[Begin Records shown]

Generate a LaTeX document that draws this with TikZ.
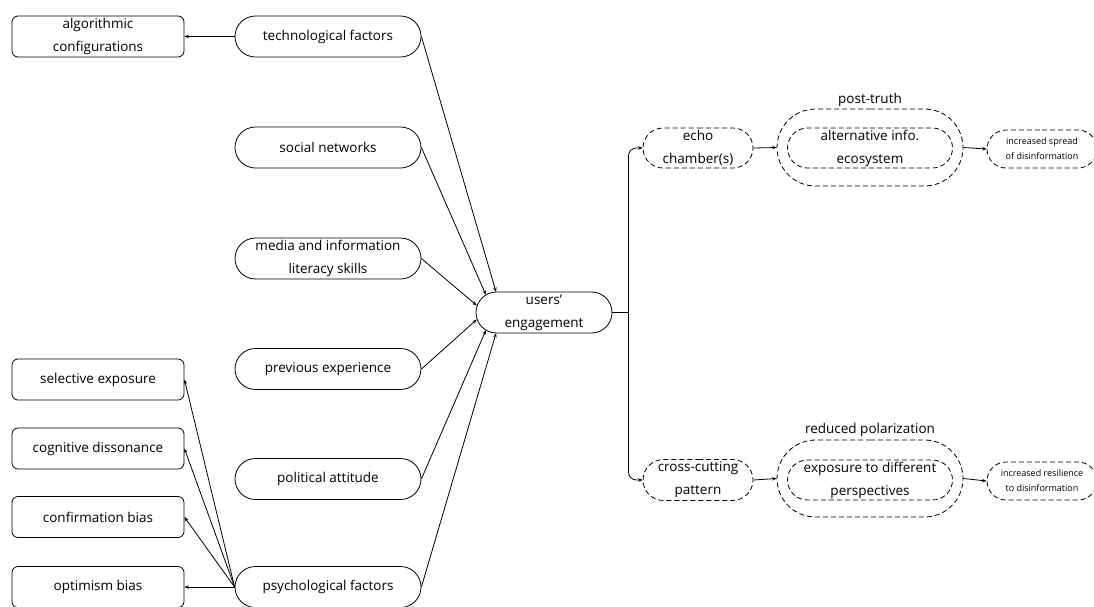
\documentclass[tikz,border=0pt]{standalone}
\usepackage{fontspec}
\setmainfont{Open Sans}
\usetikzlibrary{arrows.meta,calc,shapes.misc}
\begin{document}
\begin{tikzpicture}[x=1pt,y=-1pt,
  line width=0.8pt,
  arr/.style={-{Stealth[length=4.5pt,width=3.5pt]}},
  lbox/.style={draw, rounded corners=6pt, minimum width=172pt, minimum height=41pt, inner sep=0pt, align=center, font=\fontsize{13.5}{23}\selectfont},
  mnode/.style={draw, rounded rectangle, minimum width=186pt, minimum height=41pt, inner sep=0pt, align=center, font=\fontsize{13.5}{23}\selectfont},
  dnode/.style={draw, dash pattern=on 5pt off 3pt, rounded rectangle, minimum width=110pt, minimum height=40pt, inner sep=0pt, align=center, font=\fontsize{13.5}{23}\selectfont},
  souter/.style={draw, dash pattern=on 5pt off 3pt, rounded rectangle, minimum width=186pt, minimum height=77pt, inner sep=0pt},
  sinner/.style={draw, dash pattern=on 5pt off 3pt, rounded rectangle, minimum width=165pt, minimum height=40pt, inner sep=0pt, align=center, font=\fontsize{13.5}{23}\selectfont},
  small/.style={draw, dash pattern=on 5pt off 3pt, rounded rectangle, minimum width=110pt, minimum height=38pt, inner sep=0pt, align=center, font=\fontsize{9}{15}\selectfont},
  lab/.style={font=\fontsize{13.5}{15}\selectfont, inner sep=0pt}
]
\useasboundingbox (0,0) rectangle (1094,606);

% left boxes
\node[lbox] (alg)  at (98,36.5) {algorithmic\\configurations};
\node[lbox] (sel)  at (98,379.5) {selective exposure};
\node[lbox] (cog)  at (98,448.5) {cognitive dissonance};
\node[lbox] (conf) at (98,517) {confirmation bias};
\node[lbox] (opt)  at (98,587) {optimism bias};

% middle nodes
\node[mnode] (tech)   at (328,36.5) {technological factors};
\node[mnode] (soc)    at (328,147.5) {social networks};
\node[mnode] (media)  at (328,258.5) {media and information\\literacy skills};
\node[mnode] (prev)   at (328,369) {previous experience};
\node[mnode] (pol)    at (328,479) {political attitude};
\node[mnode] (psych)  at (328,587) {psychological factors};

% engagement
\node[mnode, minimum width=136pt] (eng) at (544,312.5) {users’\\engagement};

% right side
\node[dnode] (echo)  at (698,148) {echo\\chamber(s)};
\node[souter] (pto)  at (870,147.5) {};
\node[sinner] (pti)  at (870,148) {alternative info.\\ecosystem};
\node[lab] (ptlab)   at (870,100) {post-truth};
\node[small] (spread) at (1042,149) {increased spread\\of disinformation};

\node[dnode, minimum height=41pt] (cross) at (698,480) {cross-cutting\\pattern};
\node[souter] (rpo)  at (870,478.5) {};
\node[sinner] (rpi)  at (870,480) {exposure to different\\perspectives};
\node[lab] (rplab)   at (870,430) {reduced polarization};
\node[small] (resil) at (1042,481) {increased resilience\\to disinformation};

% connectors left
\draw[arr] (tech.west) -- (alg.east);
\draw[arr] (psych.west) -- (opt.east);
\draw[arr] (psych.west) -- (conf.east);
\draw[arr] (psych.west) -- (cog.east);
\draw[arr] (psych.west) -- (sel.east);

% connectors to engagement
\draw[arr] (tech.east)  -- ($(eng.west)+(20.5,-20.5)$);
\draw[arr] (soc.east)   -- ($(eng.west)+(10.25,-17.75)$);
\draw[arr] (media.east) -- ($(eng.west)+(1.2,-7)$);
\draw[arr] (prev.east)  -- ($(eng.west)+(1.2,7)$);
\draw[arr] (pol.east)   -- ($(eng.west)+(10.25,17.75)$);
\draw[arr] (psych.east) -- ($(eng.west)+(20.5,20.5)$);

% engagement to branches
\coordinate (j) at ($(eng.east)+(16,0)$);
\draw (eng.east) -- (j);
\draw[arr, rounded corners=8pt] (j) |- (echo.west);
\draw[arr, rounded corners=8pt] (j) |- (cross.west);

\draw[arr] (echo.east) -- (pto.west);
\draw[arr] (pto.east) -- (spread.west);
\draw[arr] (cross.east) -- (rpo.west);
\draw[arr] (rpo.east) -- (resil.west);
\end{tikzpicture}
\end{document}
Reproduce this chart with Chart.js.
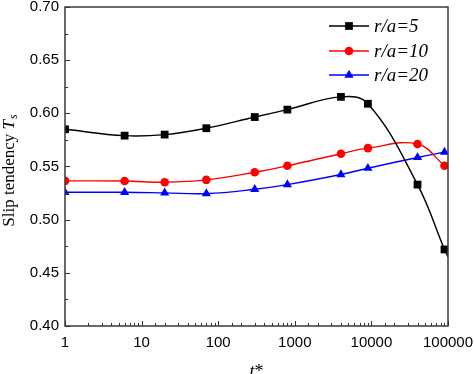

[End Records shown]

Exercise instructions:
Return every line above that contains the word "this".

Result below:
Generate a LaTeX document that draws this with TikZ.
Reproduce this chart with Chart.js.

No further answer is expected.